_Work to do_: Filter the entries, keeping every line with the word "standalone".

☆ ☆ ☆

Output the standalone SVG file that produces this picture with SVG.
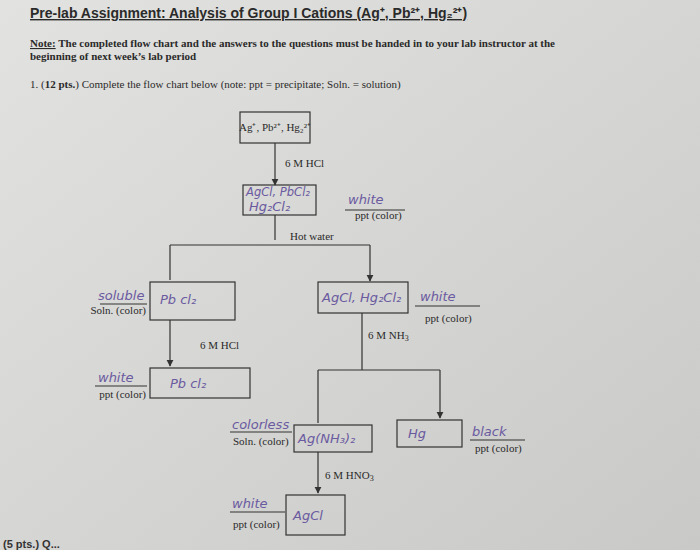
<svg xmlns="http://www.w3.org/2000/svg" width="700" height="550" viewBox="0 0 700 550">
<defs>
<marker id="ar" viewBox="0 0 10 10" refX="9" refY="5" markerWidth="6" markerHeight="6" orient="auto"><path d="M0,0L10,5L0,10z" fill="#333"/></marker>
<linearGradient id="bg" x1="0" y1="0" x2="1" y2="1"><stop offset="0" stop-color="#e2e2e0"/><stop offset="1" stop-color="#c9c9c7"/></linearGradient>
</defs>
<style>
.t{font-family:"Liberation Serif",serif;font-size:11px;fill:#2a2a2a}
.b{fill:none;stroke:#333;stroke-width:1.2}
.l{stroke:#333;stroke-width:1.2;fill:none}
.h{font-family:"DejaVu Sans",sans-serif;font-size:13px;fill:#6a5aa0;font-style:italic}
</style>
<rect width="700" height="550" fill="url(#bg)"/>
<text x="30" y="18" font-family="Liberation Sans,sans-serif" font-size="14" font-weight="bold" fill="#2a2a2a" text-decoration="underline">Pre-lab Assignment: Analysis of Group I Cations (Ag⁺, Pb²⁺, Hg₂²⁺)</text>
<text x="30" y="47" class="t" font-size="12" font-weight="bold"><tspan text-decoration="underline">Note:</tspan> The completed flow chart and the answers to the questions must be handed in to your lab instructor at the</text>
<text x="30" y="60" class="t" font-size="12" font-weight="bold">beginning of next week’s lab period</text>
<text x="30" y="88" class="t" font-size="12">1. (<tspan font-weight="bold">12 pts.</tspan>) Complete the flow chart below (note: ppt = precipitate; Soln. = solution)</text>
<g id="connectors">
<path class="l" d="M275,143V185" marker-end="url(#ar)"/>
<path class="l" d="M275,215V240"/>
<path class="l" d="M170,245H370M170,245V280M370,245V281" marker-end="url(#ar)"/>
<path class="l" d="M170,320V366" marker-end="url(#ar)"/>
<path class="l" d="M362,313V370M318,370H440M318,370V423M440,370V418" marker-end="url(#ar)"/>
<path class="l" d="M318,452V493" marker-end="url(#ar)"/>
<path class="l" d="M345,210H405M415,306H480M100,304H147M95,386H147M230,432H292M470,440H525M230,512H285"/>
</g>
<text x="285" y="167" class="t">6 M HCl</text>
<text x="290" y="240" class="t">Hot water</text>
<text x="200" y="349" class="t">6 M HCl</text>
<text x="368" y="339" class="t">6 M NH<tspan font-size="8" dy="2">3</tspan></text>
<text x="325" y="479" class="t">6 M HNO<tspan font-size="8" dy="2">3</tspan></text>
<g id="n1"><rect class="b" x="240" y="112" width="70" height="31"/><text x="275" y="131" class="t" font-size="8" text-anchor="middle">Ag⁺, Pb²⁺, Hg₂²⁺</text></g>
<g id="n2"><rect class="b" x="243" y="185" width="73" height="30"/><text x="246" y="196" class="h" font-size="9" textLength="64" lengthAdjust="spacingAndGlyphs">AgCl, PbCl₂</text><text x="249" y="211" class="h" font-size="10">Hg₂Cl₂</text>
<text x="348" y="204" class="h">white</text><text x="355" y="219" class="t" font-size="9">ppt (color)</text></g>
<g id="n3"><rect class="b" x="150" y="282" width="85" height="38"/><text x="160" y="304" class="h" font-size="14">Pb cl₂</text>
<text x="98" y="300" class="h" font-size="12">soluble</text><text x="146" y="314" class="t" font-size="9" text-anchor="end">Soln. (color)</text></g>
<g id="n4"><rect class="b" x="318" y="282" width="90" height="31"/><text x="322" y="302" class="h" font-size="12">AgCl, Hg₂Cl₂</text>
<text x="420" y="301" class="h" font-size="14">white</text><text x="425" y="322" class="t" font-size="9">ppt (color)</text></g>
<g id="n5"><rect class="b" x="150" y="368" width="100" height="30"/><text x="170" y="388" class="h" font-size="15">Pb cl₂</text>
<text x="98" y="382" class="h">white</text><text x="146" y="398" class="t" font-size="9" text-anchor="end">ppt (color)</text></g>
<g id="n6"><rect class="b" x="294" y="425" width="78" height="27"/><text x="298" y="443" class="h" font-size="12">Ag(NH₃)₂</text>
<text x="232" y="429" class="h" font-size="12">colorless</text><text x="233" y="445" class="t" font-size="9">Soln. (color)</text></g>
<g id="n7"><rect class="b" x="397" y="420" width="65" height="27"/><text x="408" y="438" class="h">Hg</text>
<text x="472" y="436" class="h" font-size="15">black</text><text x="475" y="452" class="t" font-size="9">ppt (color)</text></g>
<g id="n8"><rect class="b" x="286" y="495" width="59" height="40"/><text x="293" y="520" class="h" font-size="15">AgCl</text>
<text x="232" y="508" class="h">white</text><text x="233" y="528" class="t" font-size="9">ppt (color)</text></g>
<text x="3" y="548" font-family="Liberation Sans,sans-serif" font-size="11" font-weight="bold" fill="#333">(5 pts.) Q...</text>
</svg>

☆ ☆ ☆

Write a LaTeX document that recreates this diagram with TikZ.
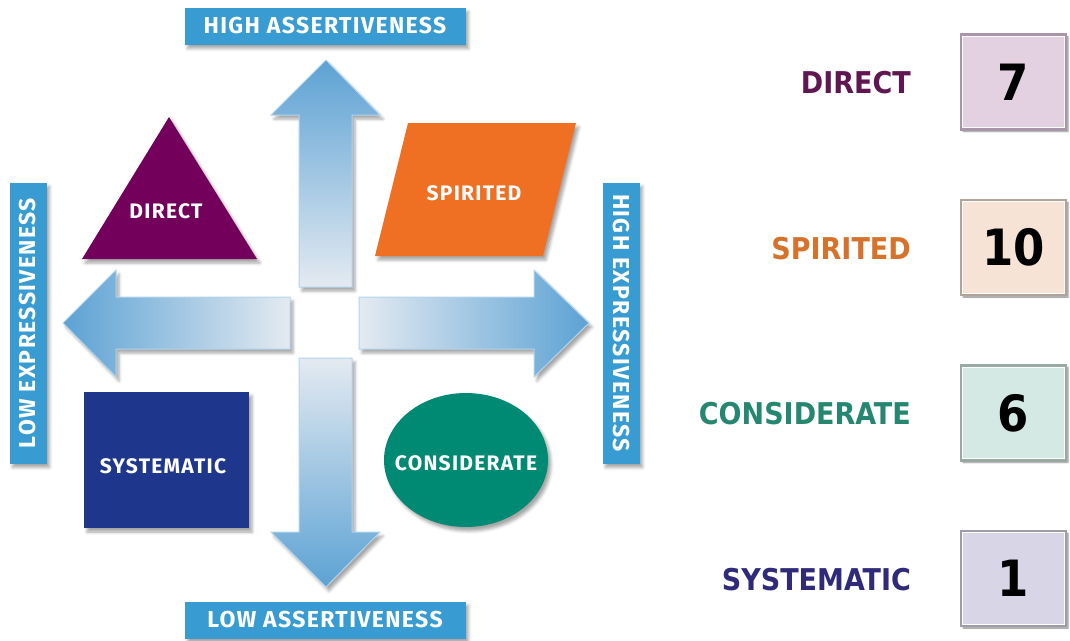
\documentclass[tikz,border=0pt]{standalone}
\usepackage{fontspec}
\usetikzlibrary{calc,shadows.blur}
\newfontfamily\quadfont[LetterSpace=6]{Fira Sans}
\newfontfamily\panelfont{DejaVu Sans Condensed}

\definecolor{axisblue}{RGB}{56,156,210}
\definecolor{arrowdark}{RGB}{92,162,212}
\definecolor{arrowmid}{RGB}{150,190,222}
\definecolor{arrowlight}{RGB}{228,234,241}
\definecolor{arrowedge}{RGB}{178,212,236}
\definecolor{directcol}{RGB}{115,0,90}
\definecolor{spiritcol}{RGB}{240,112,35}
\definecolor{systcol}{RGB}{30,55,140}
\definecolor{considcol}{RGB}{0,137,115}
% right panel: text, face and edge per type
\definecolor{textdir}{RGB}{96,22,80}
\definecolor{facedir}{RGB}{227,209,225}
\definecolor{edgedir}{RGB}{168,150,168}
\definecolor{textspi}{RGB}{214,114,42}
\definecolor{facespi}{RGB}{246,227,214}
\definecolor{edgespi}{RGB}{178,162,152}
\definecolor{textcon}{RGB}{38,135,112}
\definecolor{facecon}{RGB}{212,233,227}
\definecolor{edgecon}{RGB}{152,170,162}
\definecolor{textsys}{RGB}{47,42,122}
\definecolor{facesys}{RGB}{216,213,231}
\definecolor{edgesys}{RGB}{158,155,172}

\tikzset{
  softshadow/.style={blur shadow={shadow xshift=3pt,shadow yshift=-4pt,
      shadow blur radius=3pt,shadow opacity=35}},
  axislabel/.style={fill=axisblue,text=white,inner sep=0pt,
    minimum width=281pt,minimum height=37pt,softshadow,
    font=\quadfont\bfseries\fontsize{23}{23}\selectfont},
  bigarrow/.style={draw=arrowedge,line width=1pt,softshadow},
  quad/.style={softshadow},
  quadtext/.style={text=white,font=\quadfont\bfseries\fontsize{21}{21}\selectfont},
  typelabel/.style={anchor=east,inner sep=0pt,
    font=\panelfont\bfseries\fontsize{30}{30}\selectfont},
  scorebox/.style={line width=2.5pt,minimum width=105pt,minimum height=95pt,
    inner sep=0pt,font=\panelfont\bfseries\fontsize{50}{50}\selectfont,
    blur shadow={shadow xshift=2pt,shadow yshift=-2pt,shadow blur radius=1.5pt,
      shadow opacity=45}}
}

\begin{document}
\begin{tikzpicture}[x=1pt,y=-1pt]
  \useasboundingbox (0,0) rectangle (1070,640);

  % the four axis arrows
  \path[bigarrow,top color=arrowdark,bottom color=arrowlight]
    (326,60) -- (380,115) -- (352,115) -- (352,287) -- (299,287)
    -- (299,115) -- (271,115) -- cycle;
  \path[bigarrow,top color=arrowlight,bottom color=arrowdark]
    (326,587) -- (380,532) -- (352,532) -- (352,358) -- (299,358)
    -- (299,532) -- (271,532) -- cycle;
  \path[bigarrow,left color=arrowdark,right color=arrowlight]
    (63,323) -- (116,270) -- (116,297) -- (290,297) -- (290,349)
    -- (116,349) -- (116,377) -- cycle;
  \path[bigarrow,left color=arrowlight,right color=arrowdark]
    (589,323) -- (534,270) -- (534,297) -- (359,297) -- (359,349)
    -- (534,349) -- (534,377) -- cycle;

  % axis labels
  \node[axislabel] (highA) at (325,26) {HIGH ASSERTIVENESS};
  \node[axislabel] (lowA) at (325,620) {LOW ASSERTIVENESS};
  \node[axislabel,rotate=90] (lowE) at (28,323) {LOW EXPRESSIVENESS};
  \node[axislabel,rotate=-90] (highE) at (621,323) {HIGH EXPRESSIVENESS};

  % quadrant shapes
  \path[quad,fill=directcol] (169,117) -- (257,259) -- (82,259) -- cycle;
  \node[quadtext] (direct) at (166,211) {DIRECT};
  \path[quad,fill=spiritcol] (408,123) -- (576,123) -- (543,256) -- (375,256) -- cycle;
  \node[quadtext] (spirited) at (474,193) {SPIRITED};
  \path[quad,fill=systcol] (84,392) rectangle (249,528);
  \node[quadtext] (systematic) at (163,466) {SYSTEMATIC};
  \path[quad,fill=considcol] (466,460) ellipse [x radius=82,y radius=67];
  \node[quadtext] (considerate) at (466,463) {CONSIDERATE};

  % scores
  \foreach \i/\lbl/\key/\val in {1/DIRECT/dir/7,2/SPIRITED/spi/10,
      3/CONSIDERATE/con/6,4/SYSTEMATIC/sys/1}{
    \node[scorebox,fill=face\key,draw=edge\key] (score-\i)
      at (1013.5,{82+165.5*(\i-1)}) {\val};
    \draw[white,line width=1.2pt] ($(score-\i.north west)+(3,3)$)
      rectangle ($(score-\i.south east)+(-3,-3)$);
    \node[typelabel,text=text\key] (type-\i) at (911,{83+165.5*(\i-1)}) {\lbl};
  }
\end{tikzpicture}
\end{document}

☆ ☆ ☆

_Output of the task_:
Output the standalone SVG file that produces this picture with SVG.
\documentclass[tikz,border=0pt]{standalone}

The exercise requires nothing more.